- [What the task requires]:
Find the lines of data that contain the string "React", then list them.
##### Extracted records #####
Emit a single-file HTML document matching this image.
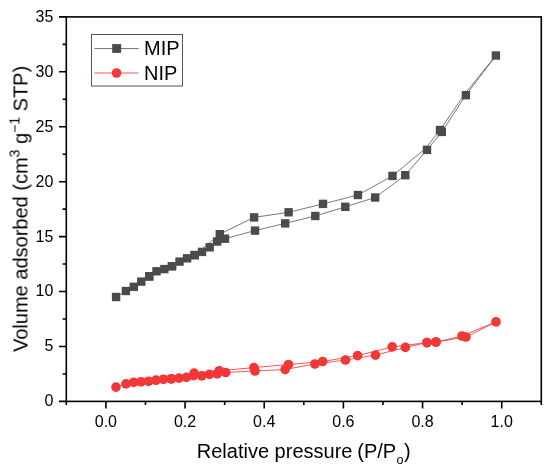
#####
##### Extracted records #####
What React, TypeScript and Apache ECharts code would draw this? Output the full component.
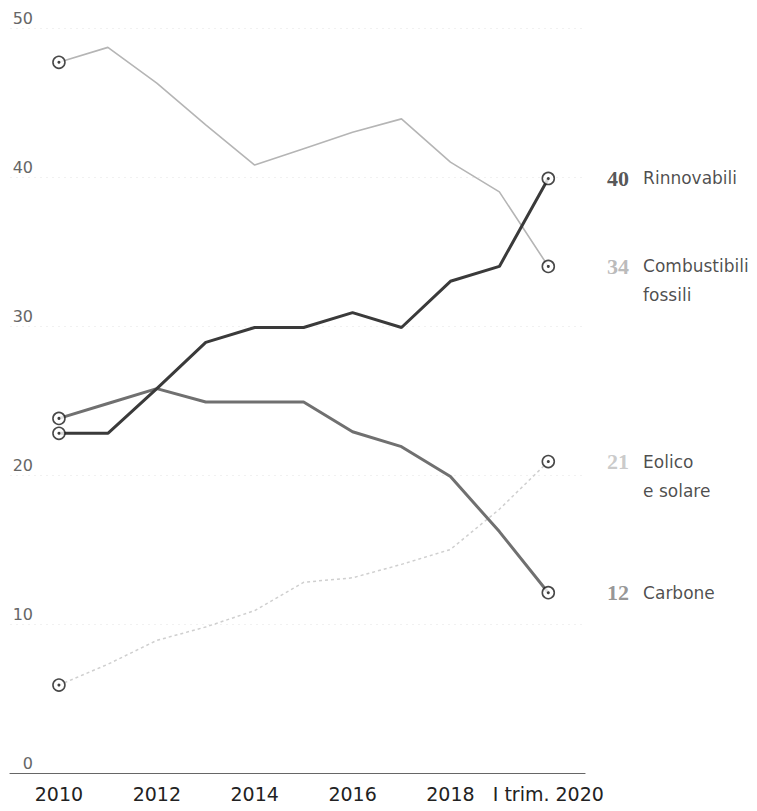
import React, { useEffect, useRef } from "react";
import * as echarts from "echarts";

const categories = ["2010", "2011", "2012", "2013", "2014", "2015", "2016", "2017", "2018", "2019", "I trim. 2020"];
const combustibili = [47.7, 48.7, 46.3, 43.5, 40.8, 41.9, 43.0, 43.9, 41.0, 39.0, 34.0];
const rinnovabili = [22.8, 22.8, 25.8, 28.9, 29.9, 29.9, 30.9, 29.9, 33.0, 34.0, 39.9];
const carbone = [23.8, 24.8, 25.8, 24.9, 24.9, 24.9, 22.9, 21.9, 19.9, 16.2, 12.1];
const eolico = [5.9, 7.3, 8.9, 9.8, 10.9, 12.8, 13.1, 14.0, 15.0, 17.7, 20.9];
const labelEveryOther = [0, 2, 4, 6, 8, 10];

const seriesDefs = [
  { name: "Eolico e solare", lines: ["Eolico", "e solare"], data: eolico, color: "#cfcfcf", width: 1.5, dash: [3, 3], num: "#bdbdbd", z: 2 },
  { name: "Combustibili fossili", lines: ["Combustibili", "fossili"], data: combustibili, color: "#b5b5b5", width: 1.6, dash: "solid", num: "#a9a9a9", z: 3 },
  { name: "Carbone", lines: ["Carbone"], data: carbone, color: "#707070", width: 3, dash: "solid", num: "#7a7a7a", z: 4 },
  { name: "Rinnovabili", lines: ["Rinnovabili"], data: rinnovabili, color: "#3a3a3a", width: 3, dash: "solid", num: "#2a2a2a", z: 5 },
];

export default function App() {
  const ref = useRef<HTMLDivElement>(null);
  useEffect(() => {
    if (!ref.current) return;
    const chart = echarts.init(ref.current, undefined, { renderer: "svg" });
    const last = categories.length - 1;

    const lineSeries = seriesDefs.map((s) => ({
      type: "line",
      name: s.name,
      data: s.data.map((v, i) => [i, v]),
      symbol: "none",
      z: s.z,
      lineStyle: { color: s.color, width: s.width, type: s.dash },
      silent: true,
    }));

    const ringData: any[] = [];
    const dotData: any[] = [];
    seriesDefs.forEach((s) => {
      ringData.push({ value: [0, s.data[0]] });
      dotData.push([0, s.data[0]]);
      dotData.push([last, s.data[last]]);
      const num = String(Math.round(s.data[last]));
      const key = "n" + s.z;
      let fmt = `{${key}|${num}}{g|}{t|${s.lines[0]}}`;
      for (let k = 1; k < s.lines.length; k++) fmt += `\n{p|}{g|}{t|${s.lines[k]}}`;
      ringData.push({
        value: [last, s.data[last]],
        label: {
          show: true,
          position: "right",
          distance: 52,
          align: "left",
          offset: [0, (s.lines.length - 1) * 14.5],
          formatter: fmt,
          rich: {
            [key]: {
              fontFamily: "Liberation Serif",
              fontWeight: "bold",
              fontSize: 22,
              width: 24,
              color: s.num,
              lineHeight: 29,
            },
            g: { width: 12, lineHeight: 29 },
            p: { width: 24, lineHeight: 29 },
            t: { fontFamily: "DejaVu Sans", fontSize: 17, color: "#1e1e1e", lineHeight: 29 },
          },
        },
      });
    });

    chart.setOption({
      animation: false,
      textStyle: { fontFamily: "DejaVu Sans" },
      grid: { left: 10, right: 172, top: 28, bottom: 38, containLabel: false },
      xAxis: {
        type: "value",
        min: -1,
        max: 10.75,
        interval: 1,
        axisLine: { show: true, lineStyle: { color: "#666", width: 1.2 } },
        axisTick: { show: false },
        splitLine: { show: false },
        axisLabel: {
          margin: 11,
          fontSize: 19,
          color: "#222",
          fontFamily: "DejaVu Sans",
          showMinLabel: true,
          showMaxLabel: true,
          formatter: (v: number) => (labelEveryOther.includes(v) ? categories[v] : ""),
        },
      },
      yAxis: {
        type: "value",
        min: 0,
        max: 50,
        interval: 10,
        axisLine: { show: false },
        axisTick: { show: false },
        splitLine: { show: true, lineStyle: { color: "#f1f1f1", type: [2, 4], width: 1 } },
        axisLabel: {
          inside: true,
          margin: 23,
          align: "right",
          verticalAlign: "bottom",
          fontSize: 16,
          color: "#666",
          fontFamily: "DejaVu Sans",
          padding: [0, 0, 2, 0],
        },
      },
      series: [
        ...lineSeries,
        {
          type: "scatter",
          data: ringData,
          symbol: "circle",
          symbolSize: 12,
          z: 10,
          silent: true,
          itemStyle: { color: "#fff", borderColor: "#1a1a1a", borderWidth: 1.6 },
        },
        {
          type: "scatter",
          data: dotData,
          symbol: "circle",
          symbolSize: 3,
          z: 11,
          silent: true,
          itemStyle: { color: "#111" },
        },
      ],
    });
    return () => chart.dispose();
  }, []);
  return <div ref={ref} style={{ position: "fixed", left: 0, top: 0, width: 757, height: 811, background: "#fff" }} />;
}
#####
- [Written answer]:
What React, TypeScript and Apache ECharts code would draw this? Output the full component.
import React, { useEffect, useRef } from "react";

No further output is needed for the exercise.